Emily O'Reilly: Well I think what's interesting, I've been following it obviously and I've dealt with those sort of cases over the last while and I suppose one of the more high profile ones I would have dealt was the former president commissioned,

Well the former president of the commission, José Manuel Barroso, decided to take up a position with Goldman Sachs Bank which is quite a controversial bank as you know and people looked into conflicts there and whether was appropriate that somebody who'd held that position should be taking a position in a bank that had been so implicated in the financial crisis on both sides of the Atlantic.

But I think what's interesting, that's happening now, is that those issues of transparency and ethics are coming centre stage and we see it in the hearings and we see it as well on one proposal that the future president of the commission, von der Leyen put forward, which is to have an independent body which will monitor ethics.

So you see it's come, as I say, from the margins and into the centre and I think some of the work I've been doing but also the work that the parliament has been doing, and indeed the media has been doing has sort of formed a coalition where the institutions are being forced to take these issues a lot more seriously.

Darren McCaffrey, Euronews: You talked about trying to open up the European Union to ordinary citizens. What would you mean by that.?

Emily O'Reilly: I know I always find it strange when you talk about ordinary citizens what are they?
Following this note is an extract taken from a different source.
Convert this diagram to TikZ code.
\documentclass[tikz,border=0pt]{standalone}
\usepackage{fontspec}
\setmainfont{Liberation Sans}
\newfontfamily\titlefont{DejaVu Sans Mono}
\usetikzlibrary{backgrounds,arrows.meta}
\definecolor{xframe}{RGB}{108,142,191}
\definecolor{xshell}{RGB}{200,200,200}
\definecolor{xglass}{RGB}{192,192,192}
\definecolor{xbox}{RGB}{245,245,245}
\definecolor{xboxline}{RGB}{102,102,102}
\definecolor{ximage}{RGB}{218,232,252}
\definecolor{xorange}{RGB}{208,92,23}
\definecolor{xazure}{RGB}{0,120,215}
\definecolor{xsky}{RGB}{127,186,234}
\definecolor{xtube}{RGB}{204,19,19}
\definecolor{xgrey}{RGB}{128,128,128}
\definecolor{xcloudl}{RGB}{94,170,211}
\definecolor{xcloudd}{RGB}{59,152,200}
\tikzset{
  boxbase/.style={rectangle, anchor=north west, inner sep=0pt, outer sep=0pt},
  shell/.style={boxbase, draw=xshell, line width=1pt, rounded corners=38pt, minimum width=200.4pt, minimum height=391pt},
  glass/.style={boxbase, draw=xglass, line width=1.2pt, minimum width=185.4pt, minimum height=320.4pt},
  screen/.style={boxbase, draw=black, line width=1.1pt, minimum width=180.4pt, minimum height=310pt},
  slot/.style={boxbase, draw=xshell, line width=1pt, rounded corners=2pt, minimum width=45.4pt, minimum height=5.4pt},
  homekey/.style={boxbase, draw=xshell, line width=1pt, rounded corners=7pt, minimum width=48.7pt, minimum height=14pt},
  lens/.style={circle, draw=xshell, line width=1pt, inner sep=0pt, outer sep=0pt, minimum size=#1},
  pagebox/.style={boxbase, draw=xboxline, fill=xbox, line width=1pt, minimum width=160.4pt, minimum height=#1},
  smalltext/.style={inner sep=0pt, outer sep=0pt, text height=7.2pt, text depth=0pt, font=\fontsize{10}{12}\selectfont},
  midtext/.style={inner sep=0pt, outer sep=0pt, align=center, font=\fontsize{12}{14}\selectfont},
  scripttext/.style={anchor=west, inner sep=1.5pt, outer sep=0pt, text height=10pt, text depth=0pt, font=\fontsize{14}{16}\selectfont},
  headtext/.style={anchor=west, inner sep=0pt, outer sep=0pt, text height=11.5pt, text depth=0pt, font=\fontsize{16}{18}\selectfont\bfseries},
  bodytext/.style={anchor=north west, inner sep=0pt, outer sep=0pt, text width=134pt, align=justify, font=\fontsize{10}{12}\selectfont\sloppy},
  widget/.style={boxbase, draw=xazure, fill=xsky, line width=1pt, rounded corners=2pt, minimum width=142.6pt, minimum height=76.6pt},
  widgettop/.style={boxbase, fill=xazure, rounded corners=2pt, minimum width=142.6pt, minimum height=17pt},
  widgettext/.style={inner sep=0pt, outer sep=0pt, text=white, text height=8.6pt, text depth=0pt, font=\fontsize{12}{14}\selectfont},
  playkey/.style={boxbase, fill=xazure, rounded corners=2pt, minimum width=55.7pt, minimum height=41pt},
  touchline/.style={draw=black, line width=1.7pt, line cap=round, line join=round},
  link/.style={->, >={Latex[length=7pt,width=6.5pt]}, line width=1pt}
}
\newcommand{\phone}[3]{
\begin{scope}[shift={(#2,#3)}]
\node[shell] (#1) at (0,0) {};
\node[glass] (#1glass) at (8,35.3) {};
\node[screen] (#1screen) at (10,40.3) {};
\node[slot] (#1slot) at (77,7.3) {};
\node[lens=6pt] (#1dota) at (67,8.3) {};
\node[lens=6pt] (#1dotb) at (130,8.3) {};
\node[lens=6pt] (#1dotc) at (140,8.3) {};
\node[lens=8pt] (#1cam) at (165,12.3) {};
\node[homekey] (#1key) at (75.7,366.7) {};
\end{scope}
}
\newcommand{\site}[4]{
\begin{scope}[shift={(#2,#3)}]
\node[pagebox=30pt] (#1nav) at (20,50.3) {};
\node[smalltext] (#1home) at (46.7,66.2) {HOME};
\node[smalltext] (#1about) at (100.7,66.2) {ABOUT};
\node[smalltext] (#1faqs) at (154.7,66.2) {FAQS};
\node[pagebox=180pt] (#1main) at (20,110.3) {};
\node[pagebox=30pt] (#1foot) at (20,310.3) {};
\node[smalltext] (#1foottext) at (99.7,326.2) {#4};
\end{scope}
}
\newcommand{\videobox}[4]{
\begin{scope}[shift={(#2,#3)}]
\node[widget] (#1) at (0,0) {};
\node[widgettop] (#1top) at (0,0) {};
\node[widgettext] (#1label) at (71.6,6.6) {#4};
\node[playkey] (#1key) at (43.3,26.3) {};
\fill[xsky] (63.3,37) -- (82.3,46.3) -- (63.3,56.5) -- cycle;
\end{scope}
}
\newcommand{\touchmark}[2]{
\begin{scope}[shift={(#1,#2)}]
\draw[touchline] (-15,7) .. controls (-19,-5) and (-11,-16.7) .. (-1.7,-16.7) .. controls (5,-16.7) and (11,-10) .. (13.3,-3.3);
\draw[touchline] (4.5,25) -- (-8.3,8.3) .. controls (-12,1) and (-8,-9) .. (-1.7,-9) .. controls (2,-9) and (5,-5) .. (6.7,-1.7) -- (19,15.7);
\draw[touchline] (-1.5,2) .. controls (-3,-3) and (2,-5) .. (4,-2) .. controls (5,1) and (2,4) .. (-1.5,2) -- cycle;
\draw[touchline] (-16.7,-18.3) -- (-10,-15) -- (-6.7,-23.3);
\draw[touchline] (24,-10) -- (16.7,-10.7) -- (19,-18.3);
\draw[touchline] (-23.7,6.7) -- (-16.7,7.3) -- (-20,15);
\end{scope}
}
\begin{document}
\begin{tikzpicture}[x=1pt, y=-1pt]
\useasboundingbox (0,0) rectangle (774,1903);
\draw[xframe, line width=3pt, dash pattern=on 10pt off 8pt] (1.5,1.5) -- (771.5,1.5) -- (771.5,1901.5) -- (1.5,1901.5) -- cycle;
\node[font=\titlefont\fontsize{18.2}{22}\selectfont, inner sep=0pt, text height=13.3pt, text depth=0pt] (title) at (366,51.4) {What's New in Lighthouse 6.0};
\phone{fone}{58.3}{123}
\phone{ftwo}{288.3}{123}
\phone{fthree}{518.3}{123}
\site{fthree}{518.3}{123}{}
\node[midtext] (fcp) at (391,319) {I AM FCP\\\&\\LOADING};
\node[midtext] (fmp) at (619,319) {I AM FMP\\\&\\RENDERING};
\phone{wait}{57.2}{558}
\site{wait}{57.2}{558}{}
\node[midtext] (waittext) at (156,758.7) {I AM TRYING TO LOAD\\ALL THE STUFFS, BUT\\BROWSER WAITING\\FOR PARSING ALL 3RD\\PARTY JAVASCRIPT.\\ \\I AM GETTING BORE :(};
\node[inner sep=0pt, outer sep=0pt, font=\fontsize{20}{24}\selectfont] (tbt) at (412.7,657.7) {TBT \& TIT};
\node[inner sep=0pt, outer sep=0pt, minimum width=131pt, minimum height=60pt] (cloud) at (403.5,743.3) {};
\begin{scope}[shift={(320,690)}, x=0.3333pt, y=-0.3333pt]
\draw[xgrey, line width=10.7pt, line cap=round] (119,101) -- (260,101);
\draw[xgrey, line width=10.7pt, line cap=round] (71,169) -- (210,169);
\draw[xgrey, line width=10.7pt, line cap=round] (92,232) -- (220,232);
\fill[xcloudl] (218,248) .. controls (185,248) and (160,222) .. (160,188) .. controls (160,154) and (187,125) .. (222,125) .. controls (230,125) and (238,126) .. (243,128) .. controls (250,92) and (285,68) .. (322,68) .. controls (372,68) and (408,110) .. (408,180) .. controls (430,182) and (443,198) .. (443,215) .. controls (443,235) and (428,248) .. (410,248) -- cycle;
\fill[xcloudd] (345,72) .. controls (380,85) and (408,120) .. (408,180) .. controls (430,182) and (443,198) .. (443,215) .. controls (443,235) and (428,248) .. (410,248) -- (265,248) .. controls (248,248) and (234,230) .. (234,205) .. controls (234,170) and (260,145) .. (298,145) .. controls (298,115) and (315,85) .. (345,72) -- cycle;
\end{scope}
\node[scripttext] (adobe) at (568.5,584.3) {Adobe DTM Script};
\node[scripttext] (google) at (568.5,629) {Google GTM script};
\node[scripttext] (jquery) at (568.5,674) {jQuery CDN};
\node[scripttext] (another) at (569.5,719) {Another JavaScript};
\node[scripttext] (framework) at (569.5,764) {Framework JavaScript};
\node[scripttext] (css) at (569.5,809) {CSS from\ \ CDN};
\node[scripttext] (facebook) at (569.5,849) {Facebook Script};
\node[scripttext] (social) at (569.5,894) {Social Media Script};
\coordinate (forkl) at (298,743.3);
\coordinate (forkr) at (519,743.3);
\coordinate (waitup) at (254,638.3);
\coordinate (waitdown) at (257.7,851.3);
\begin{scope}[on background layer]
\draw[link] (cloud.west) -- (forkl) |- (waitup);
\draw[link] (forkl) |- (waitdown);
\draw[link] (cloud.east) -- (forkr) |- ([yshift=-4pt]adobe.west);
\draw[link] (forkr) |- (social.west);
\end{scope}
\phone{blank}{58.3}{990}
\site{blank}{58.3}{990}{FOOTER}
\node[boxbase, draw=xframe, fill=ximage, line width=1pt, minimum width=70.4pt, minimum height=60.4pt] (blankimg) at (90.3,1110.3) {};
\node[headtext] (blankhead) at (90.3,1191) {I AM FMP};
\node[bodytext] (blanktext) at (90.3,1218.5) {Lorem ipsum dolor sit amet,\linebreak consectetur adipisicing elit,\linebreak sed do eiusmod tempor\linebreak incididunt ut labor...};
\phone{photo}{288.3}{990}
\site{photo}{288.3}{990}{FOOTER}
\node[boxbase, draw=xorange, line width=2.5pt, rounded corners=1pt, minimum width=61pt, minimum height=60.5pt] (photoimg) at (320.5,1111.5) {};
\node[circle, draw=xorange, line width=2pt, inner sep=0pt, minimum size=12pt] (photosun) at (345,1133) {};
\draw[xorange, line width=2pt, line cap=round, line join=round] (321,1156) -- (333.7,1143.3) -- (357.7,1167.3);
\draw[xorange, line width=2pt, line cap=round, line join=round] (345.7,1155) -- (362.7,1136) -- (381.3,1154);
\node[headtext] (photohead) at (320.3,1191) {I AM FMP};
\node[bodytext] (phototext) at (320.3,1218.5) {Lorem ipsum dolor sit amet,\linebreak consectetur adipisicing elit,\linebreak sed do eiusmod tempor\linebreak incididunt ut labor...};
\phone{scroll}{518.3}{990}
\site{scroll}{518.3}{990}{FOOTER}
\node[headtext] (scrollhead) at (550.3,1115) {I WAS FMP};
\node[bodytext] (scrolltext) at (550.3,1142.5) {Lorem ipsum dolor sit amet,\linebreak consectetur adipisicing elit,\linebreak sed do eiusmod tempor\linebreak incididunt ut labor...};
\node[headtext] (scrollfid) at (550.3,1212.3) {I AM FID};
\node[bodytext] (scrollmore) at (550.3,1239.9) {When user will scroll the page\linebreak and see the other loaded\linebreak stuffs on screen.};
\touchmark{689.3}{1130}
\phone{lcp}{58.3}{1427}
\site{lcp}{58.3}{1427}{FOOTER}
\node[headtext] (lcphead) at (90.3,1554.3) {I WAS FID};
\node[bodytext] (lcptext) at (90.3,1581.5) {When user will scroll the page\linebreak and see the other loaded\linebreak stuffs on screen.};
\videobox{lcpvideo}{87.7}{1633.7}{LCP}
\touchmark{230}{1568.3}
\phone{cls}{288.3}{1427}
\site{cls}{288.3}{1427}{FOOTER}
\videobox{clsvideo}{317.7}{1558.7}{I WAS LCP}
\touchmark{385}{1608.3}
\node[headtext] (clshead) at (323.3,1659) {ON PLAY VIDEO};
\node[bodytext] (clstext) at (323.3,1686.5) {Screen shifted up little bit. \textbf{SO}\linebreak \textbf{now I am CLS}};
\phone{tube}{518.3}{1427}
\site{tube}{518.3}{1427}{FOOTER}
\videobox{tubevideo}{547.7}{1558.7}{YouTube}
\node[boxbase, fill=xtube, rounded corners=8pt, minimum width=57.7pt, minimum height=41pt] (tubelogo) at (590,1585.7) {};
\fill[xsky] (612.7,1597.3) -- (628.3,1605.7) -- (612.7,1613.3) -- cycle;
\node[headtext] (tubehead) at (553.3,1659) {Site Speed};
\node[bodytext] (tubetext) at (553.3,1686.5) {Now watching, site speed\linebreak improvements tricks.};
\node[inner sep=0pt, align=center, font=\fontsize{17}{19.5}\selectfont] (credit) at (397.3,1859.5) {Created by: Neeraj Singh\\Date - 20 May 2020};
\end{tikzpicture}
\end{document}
I mean people who come to us are ordinary citizens but they're also MEP’s, business interests, civil society and so on.

I think in any of our member states when we go back, possibly not so much now because I think one of the positives ironically of Brexit and other crisis is that it's made Europe much more real to people.
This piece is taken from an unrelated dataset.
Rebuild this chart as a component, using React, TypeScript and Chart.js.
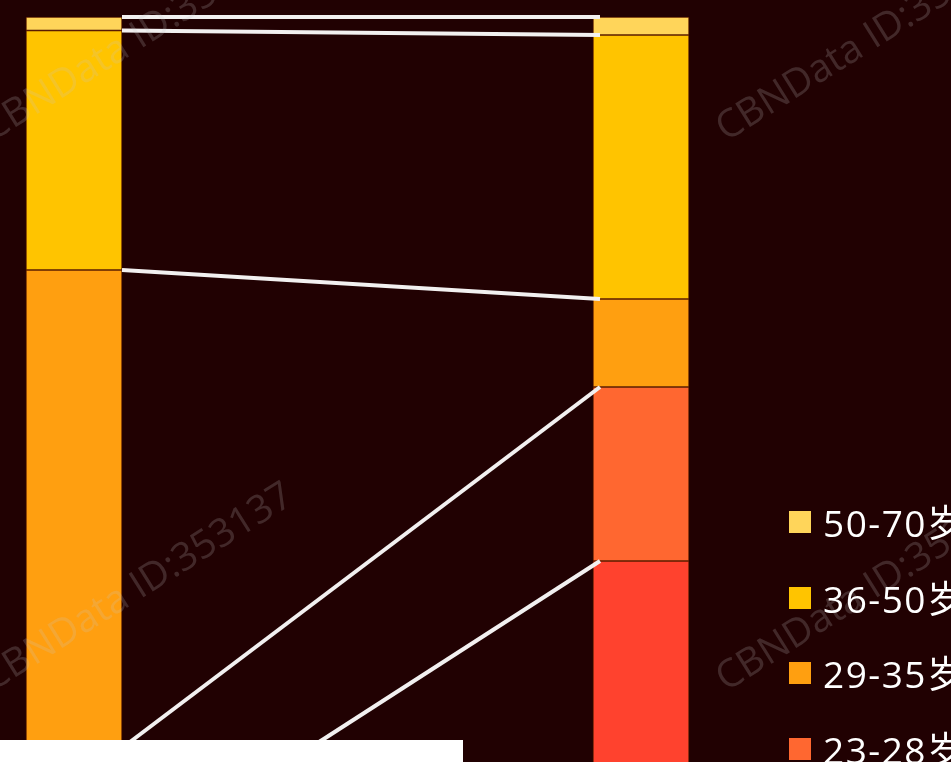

And I think it's humanized it in a way. And people can see the drama and the conflicts and whatever and they have a great understanding.
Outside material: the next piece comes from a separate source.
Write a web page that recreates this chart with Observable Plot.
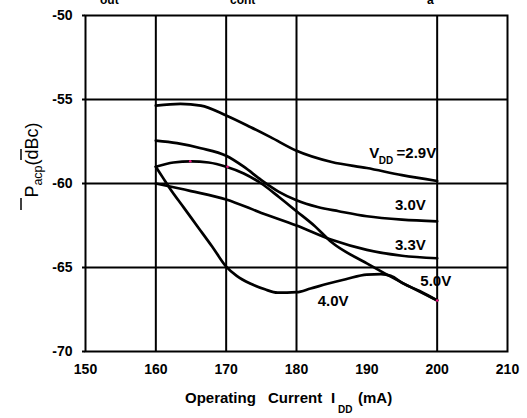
<!DOCTYPE html>
<html>
<head>
<meta charset="utf-8">
<script src="https://cdn.jsdelivr.net/npm/d3@7"></script>
<script src="https://cdn.jsdelivr.net/npm/@observablehq/plot@0.6"></script>
<style>
  html, body { margin: 0; padding: 0; background: white; }
  #chart { width: 527px; height: 418px; }
</style>
</head>
<body>
<div id="chart"></div>
<script>
// ---- data ----
const xTicks = [150, 160, 170, 180, 190, 200, 210];
const yTicks = [-70, -65, -60, -55, -50];
const xGrid = [160, 170, 180, 200];
const yGrid = [-65, -60, -55];

const current29 = [160, 163.5, 166.4, 170, 173.5, 176.3, 180, 185, 190, 195, 200];
const pacp29    = [-55.36, -55.26, -55.36, -55.95, -56.65, -57.24, -58.05, -58.72, -59.08, -59.5, -59.85];

const current30 = [160, 163, 166.4, 170, 172.5, 175, 177.5, 180, 183, 186, 190, 195, 200];
const pacp30    = [-57.45, -57.6, -57.9, -58.35, -59.0, -59.8, -60.5, -61.0, -61.4, -61.65, -61.95, -62.15, -62.25];

const current33 = [160, 165, 170, 175, 180, 185, 190, 195, 200];
const pacp33    = [-60.0, -60.45, -60.95, -61.75, -62.5, -63.35, -63.95, -64.3, -64.45];

const current40 = [160, 161, 162, 164, 166, 168, 170, 171.5, 173.5, 175.5, 177.3, 180, 182, 184.4, 187, 190, 192, 193.4, 195.2, 197.5, 200];
const pacp40    = [-59.0, -59.65, -60.3, -61.45, -62.6, -63.75, -64.95, -65.5, -65.97, -66.3, -66.5, -66.47, -66.25, -65.97, -65.7, -65.42, -65.4, -65.5, -65.96, -66.4, -66.96];

const current50 = [160, 162.5, 165, 167.5, 170, 172.5, 175, 177.5, 180, 182.5, 185, 190, 195, 200];
const pacp50    = [-59.0, -58.75, -58.68, -58.75, -59.0, -59.4, -60.0, -60.8, -61.65, -62.5, -63.5, -64.75, -65.9, -66.96];

const seriesNames = ["2.9V", "3.0V", "3.3V", "4.0V", "5.0V"];

const markerCurrent = [164.9, 170.2, 200];
const markerPacp    = [-58.68, -59.0, -66.96];

const labelText = ["3.0V", "3.3V", "5.0V", "4.0V"];
const labelCurrent = [196.2, 196.2, 199.8, 185.2];
const labelPacp    = [-61.3, -63.7, -65.8, -67.0];

const vddAnchorCurrent = [200];
const vddAnchorPacp = [-58.2];

// ---- build tables ----
const allX = [current29, current30, current33, current40, current50];
const allY = [pacp29, pacp30, pacp33, pacp40, pacp50];
const rows = [];
seriesNames.forEach((s, i) => allX[i].forEach((x, j) => rows.push({series: s, x, y: allY[i][j]})));
const markers = markerCurrent.map((x, i) => ({x, y: markerPacp[i]}));
const labels = labelText.map((t, i) => ({t, x: labelCurrent[i], y: labelPacp[i]}));
const vdd = vddAnchorCurrent.map((x, i) => ({x, y: vddAnchorPacp[i]}));

const fmt = d => String(d);
const FONT = "'Liberation Sans', Arial, Helvetica, sans-serif";

const chart = Plot.plot({
  width: 527,
  height: 418,
  marginLeft: 85,
  marginRight: 20,
  marginTop: 15,
  marginBottom: 67,
  x: {domain: [150, 210]},
  y: {domain: [-70, -50]},
  style: {fontFamily: FONT, fontSize: "14px", fontWeight: "bold", color: "black", background: "white"},
  marks: [
    Plot.ruleX(xGrid, {stroke: "black", strokeWidth: 2}),
    Plot.ruleY(yGrid, {stroke: "black", strokeWidth: 2}),
    Plot.frame({stroke: "black", strokeWidth: 2}),
    Plot.axisX({ticks: xTicks, tickSize: 0, tickPadding: 13, tickFormat: fmt, label: null, fontSize: 14, fontWeight: "bold"}),
    Plot.axisY({ticks: yTicks, tickSize: 3, tickPadding: 10, tickFormat: fmt, label: null, fontSize: 14, fontWeight: "bold", strokeWidth: 2}),
    Plot.line(rows, {x: "x", y: "y", z: "series", curve: "monotone-x", stroke: "black", strokeWidth: 2.7}),
    Plot.dot(markers, {x: "x", y: "y", r: 1.3, fill: "#e8117f", stroke: null}),
    Plot.text(labels, {x: "x", y: "y", text: "t", fontSize: 15, fontWeight: "bold", fill: "black"}),
    Plot.text(vdd, {x: "x", y: "y", text: () => "=2.9V", textAnchor: "end", dx: -1, fontSize: 15, fontWeight: "bold"}),
    Plot.text(vdd, {x: "x", y: "y", text: () => "DD", textAnchor: "end", dx: -44, dy: 8, fontSize: 10, fontWeight: "bold"}),
    Plot.text(vdd, {x: "x", y: "y", text: () => "V", textAnchor: "end", dx: -58, fontSize: 15, fontWeight: "bold"})
  ]
});

const svg = d3.select(chart);

// cropped title fragments at the very top (cut off in the reference too)
const frag = svg.append("g").attr("font-family", FONT).attr("font-weight", "bold").attr("font-size", 12).attr("text-anchor", "start");
[["out", 100], ["cont", 230], ["a", 427]].forEach(([t, x]) =>
  frag.append("text").attr("x", x).attr("y", 3.5).text(t));

// x axis title with subscript
const xt = svg.append("text").attr("font-family", FONT).attr("font-weight", "bold").attr("font-size", 15)
  .attr("text-anchor", "start").attr("y", 403);
xt.append("tspan").attr("x", 185).text("Operating");
xt.append("tspan").attr("x", 268).text("Current");
xt.append("tspan").attr("x", 331).text("I");
xt.append("tspan").attr("x", 338).attr("y", 413).attr("font-size", 10).text("DD");
xt.append("tspan").attr("x", 358).attr("y", 403).text("(mA)");

// y axis title with subscript
const yt = svg.append("text").attr("font-family", FONT).attr("font-weight", "normal").attr("font-size", 18)
  .attr("text-anchor", "middle").attr("transform", "translate(38,160) rotate(-90)");
yt.append("tspan").text("P");
yt.append("tspan").attr("font-size", 12.5).attr("dy", 4).text("acp");
yt.append("tspan").attr("dy", -4).text("(dBc)");

// stray overline bars beside the y title
svg.append("line").attr("x1", 21).attr("x2", 21).attr("y1", 198).attr("y2", 210).attr("stroke", "black").attr("stroke-width", 1.5);
svg.append("line").attr("x1", 21).attr("x2", 21).attr("y1", 149).attr("y2", 160).attr("stroke", "black").attr("stroke-width", 1.5);

document.getElementById("chart").appendChild(chart);
</script>
</body>
</html>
And it resonates emotionally a lot more with them. But I think prior to that, Europe was distant. And I think most people don't get up in the morning wondering about the democracy and transparency of Europe. Most people get up in the morning and worry about their jobs and their daily lives and what's happening in their own village or towns or government or so on.

But I think given the huge role that Europe, that Brussels, that the legislation plays on the daily lives of people in the UK and other places are now very aware of, I think it's very important that people see what actually happens.

I mean it can be as difficult or as simple as you wish it to be. And I mean the people who put forward the legislation and enact the legislation have come from the member states.

It's our ministers who come over and discuss you know agriculture fisheries or finance or whatever.

And it's our own MEP's our own politicians who come to parliament and become co-legislators at the Council.

Darren McCaffrey, Euronews: But one of the points about the European Union people may feel its distance because it simply doesn't look like them to a degree. Now there have been massive efforts in terms of gender. But let's look at the European Parliament in terms of its ethnic makeup. The commission has never had someone of colour on it. Now for people millions of Europeans who were nonwhite, the European Union could not look more distant because it doesn't look like them.

Emily O'Reilly: No I think I think you've made a good point there and I was speaking to a young MEP yesterday who wants to do a lot of work on diversity and I think sometimes we limit our discussions about diversity to gender, where you're absolutely right. If you go over to the European Parliament and certainly, when you are in plenary and look - you see that it does not reflect the Europe that we see on the streets right across from west to east. I think that is a problem.

Darren McCaffrey, Euronews: Okay. And just very finally because I know you're seeking a second term. I mean can you promise that in your second term that you want to keep the office in Strasbourg because there has been talk about you moving permanently to Brussels.

Emily O'Reilly: Nothing has changed. The seat of the office is in Strasbourg and it remains that way.

Darren McCaffrey, Euronews: And what is your number one ambition - in one word - for the next five years.

Emily O'Reilly To be even more effective than I have been.